L’esthétique vermillon des images rappelle à chaque instant la double thématique du sexe et du sang. On reste pantois devant la mise à mort d’un cheval par le boucher, l’une des premières scènes du film, d’une rare violence.
D’ellipse en ellipse, on suit la trajectoire de Cynthia, qui grandit tout en étant infantilisée par un père qui la maintient dans un état larvaire. Le film, qui fonctionne par contrastes, est rythmé par les gestes quotidiens de ce père oscillant entre la mise à mort violente de chevaux et les bains qu’il donne à sa fille. Ces bains constituent le réceptacle de la tension incestueuse accumulée par ce père-bourreau tout au long de l’éducation de Cynthia, nourrie à la mauvaise viande de cheval, aux images et aux mots violents qui défilent sur le poste de télévision du séjour et résonnent aux oreilles de l’enfant.
Projet dérangeant des débuts du réalisateur, Carne laisse une marque indélébile chez le spectateur qui perçoit la personnalité malsaine du protagoniste comme profondément ambivalente ; à la fois pervers mais romantique, tout autant que violent mais aimant.
Une expérience d’hypnose télévisuelle
(1995)
Notre second amarrage nous emmène à la découverte d’un véritable ovni cinématographique. On vous plante le décor : un plan fixe unique avec pour seul signe distinctif, à l’arrière-plan, un rideau aux couleurs psychédéliques tout droit sorties des
nineties
. Un seul avertissement : on va nous bombarder, nous spectateurs, de divers messages subliminaux visuels et sonores. Comme souvent chez Noé, on est souvent gentiment prévenus de ce qui va nous arriver.

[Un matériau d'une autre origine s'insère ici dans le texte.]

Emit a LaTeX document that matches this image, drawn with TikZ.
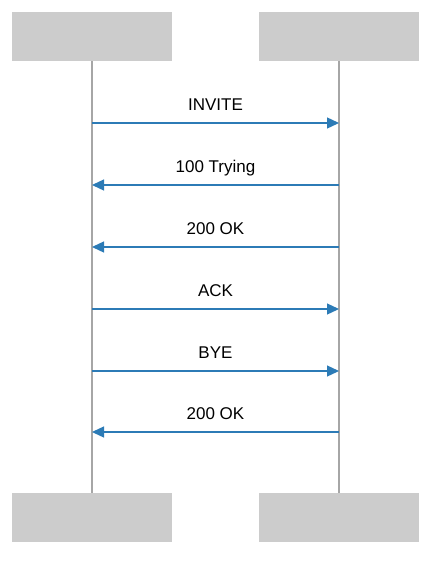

Un homme apparaît soudain devant le rideau en question. Il s’agit sans aucun doute d’un hypnotiseur-voyant-marabout, apparemment rempli de bonnes intentions pour le spectateur auquel il s’adresse. Placé face caméra, l’homme, très chic dans son costard-cravate et attifé de gomina bien étalée, s’efforce de nous endormir à grands coups de « vos paupières sont lourdes, très lourdes ». Matraquant le spectateur de regards intenses, il lui adresse un appel au calme, à la confiance en soi et à l’introspection doucereux mais presque convaincant. Il faut dire qu’il y met du sien et l’on se surprend à avoir un micro-coup de pompe. La musique ainsi que diverses images subliminales à peine perceptibles par l’œil installent néanmoins une tension troublante qui est de plus en plus palpable et contraste avec son discours mielleux. L’homme disparaît soudain dans un subtil fondu pour laisser place à son homologue féminin qui accomplit le même boulot que lui, la gomina et la cravate en moins mais la séduction en plus.
C’est ici un Gaspar Noé expérimentateur qu’on rencontre par le biais de cet étrange voyage d’hypnose télévisuelle dont on ressort un peu éprouvé.
Intoxication
(2002)
Last but not least
, on s’arrête un moment sur un court métrage documentaire durant lequel Noé filme en plan fixe le réalisateur Stéphane Drouot, placé face caméra et qui s’adresse successivement au réalisateur et à la caméra. Assis dans une cuisine désordonnée baignant dans une lumière sépia, l’homme évoque sa séropositivité et se lance dans un examen autoréflexif sur son cinéma, ses rencontres et ses ressentis, sans mâcher ses mots. Le projet prend la forme d’un entretien à sens unique, se déclinant tel un monologue sombre et un peu mystique. Pas de doute que Noé revêt ici la casquette du psychologue et se livre à l’exercice périlleux du portrait, qui manque cependant un peu de prises de risque.
Le film complet est ici :
Au cours de notre escapade au sein de cet échantillon de la production de Gaspar Noé, on remarque à quel point sa pratique du cinéma est variée et insolente. C’est finalement dans cette insolence que naît son goût de la provocation et de l’indifférence quant aux codes qui suscitèrent, suscitent et susciteront encore des hectolitres d’encre et de salive quant aux modalités de censure de ses films.